I left Bangor this morning in a pouring rain that lasted for about 100 miles, more or less to the New Hampshire border. By the time I got to Gorham, the skies had cleared up enough that I decided to go ahead and try the Mt. Washington Auto Road to the top. The auto road was opened in 1861, making it the oldest man made tourist attraction in the US. The road is 7.6 miles long and climbs 4,618 feet from the base to the top in that distance. Almost one mile and almost straight up. The start of the road, at the base, looks like this:
You can see the road climbing up. Nice, paved not real steep, right? Ha!
This was from a pull-off about half way up the hill. The road is quite a bit narrower now, and quite a bit steeper. There are pull-offs about every half-mile down the hill and signs encouraging you to use first gear and stop and let your brakes cool off. For some reason, about 5 miles up the hill, there is a section a mile or so long that is DIRT. Now, I paid $15 for a motorcycle to go up the hill. Cars paid $25 for the privilege. Now, you're gonna tell me they couldn't widen and pave this last darn mile? (It did also get narrower. Looks like one of those roads in South America that clings to the side of the mountain where trucks fall over the side on a regular basis.) Well, I did manage to make it up without dropping all 4,618 feet to the bottom, and the trip down was actually a little easier.

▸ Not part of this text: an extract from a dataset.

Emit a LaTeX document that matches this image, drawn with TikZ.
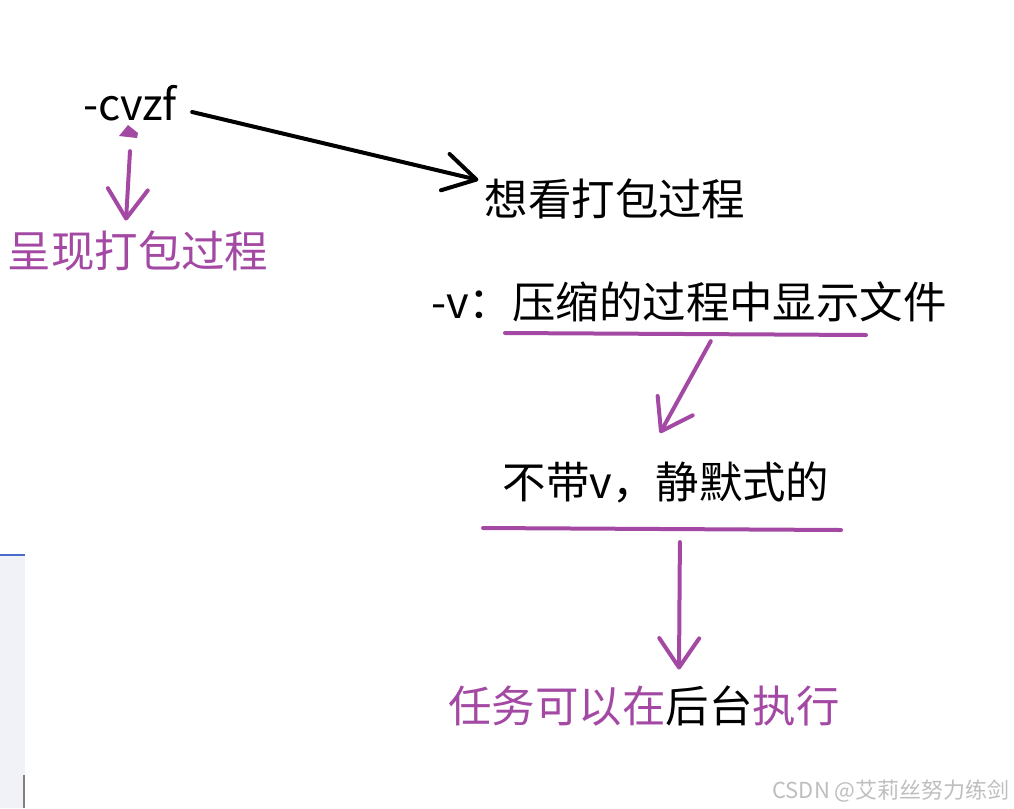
\documentclass[tikz,border=0pt]{standalone}
\usepackage{fontspec}
\setmainfont{Noto Sans CJK SC}
\usepackage{xcolor}
\usetikzlibrary{calc, arrows.meta}
\definecolor{inkpurple}{RGB}{163,73,164}
\definecolor{markgray}{RGB}{190,190,190}
\definecolor{panelbg}{RGB}{240,242,248}
\definecolor{panelblue}{RGB}{72,108,200}
\tikzset{
  word/.style={inner sep=0pt, font=\fontsize{32.6}{36}\selectfont},
  blackink/.style={line width=3pt, line cap=round, -{Straight Barb[length=24pt,width=28pt,round]}},
  purpleink/.style={line width=3pt, line cap=round, color=inkpurple, -{Straight Barb[length=22pt,width=30pt,round]}},
  underline/.style={line width=3pt, line cap=round, color=inkpurple}
}

\begin{document}
\begin{tikzpicture}[x=0.75pt, y=-0.75pt]
  \useasboundingbox (0,0) rectangle (1014,808);
  % edge of the next window
  \fill[panelbg] (0,556) rectangle (25,808);
  \draw[panelblue, line width=2pt] (0,555) -- (25,555);
  \draw[gray, line width=1pt] (24,775) -- (24,808);

  \node[word] (cvzf) at (130,103) {-cvzf};
  \node[word, text=inkpurple] (show) at (138,251) {呈现打包过程};
  \node[word] (want) at (615,199) {想看打包过程};
  \node[word] (vopt) at (689,302) {-v：压缩的过程中显示文件};
  \node[word] (quiet) at (666,482) {不带v，静默式的};
  \node[word, text=inkpurple] (bg) at (644,706) {任务可以在{\color{black}后台}执行};
  \node[inner sep=0pt, anchor=east, text=markgray, font=\fontsize{16.5}{18}\selectfont] (mark) at (1010,791) {CSDN @艾莉丝努力练剑};

  % underlines
  \coordinate (vl) at (505,333);
  \coordinate (vr) at (866,335);
  \coordinate (ql) at (483,528);
  \coordinate (qr) at (841,530);
  \draw[underline] (vl) -- (vr);
  \draw[underline] (ql) -- (qr);
  \coordinate (vmid) at ($(vl)!0.57!(vr)$);
  \coordinate (qmid) at ($(ql)!0.55!(qr)$);

  \fill[inkpurple] (119,136) -- (128,125) -- (138,133) -- (137,138) -- cycle;
  \draw[blackink] ($(cvzf.east)+(15,9)$) -- ($(want.west)+(-6,-19)$);
  \draw[purpleink] ($(cvzf.south)+(0,30)$) -- ($(show.north)+(-12,-10)$);
  \draw[purpleink] ($(vmid)+(0,7)$) -- ($(quiet.north)+(-6,-28)$);
  \draw[purpleink] ($(qmid)+(0,13)$) -- ($(bg.north)+(35,-16)$);
\end{tikzpicture}
\end{document}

With all the rain we'd had today, the top of the mountain was pretty well clouded in. I did get a couple shots on the way down below the clouds, and on a clear day the scenery would have been spectacular. (Did I mention there are no guard rails to get in the way?)

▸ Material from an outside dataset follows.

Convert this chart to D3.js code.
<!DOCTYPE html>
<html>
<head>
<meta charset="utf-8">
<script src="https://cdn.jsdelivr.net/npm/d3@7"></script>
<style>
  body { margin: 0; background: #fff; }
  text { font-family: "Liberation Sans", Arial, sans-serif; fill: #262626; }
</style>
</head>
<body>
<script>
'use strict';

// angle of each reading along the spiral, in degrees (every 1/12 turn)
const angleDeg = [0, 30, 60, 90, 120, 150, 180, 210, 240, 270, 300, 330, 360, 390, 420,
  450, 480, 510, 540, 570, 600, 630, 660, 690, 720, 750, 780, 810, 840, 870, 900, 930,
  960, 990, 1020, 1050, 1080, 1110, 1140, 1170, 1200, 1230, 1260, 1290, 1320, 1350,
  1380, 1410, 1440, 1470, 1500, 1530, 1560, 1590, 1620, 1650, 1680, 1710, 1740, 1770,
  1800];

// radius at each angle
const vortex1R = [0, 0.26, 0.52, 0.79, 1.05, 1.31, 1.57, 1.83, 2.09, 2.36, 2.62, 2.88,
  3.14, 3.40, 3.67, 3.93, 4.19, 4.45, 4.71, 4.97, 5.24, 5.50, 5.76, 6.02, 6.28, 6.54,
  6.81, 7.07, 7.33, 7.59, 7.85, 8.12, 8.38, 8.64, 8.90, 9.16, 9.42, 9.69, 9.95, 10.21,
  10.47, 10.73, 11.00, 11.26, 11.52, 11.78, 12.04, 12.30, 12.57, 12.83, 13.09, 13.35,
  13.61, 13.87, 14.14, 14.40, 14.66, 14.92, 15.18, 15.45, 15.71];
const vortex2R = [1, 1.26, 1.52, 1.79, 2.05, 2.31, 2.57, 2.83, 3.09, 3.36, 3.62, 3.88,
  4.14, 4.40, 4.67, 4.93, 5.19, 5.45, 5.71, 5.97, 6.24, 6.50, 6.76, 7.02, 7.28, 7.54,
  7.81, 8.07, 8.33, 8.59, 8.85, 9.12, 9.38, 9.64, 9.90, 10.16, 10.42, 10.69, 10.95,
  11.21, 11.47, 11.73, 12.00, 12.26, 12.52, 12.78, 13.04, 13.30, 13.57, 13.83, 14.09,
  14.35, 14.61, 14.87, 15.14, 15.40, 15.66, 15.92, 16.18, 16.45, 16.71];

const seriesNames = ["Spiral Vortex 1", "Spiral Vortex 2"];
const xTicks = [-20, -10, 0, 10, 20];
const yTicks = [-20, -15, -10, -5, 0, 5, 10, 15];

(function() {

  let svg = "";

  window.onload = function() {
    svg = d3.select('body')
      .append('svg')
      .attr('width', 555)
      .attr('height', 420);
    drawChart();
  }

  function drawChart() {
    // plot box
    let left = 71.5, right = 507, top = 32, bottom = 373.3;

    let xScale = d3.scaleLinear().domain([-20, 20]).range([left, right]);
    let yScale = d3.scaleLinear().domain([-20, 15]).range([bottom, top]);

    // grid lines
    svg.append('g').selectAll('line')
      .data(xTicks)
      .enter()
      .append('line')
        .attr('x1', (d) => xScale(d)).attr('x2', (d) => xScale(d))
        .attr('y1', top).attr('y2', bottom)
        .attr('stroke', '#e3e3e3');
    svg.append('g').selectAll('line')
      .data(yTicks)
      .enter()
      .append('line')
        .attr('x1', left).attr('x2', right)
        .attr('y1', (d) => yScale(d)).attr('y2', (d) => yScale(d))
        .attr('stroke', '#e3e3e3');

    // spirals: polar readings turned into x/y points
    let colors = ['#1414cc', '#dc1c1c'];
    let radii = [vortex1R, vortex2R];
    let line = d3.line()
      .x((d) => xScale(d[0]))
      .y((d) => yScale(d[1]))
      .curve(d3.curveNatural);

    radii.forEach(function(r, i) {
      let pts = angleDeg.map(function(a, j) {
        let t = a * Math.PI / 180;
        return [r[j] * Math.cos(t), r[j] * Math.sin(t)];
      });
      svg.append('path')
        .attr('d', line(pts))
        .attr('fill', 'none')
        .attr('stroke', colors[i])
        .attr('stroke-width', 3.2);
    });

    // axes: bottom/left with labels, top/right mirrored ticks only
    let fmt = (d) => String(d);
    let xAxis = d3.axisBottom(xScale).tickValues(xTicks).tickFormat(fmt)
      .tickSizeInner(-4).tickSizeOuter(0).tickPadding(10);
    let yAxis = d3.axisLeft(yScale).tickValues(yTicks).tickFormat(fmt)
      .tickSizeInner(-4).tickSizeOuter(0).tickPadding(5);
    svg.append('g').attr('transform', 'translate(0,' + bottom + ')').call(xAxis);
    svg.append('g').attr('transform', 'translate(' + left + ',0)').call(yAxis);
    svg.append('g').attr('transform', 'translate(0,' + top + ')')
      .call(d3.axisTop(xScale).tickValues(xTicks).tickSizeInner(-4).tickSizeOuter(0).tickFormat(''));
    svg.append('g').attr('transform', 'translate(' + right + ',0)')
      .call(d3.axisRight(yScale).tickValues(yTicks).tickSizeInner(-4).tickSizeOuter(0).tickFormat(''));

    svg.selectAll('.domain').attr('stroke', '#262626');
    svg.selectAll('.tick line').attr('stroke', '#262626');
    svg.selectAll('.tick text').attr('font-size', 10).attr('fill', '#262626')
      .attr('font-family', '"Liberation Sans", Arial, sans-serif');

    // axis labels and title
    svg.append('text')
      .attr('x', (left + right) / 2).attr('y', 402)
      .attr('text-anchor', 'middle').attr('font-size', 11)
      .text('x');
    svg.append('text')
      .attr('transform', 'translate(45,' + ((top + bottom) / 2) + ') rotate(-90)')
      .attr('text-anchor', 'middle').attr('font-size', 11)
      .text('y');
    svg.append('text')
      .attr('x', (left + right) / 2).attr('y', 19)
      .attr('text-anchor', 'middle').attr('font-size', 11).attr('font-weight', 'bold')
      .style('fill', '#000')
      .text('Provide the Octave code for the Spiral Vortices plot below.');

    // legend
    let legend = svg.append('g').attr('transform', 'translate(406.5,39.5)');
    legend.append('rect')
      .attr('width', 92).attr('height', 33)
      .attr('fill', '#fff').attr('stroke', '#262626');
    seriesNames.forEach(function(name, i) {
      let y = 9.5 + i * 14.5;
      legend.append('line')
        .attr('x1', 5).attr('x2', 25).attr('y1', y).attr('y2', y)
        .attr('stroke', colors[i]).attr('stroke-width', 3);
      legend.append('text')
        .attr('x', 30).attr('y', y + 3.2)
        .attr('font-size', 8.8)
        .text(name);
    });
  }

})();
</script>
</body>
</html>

At the top of the mountain is the weather station where, on April 12, 1934, winds were measured at 231 miles/hour:
I wonder who stood out there holding the anemometer??
The top was interesting. It's dominated by the weather station, which is manned year-round. I'd love to be up here in the winter. Tip Top House is one of the original structures on the mountain, having been built in 1854:
And, if you have any doubts about the weather up there, these are chains holding this building down:
Anyway, pretty interesting and probably more so on a clear day.
I arrived in Rutland, VT around 5:30 for the night. Tomorrow, it's the Norman Rockwell Museum in Rutland, a museum in Windsor, NH, the Saratoga Auto Museum in Saratoga Springs, and on to Lake George for the night.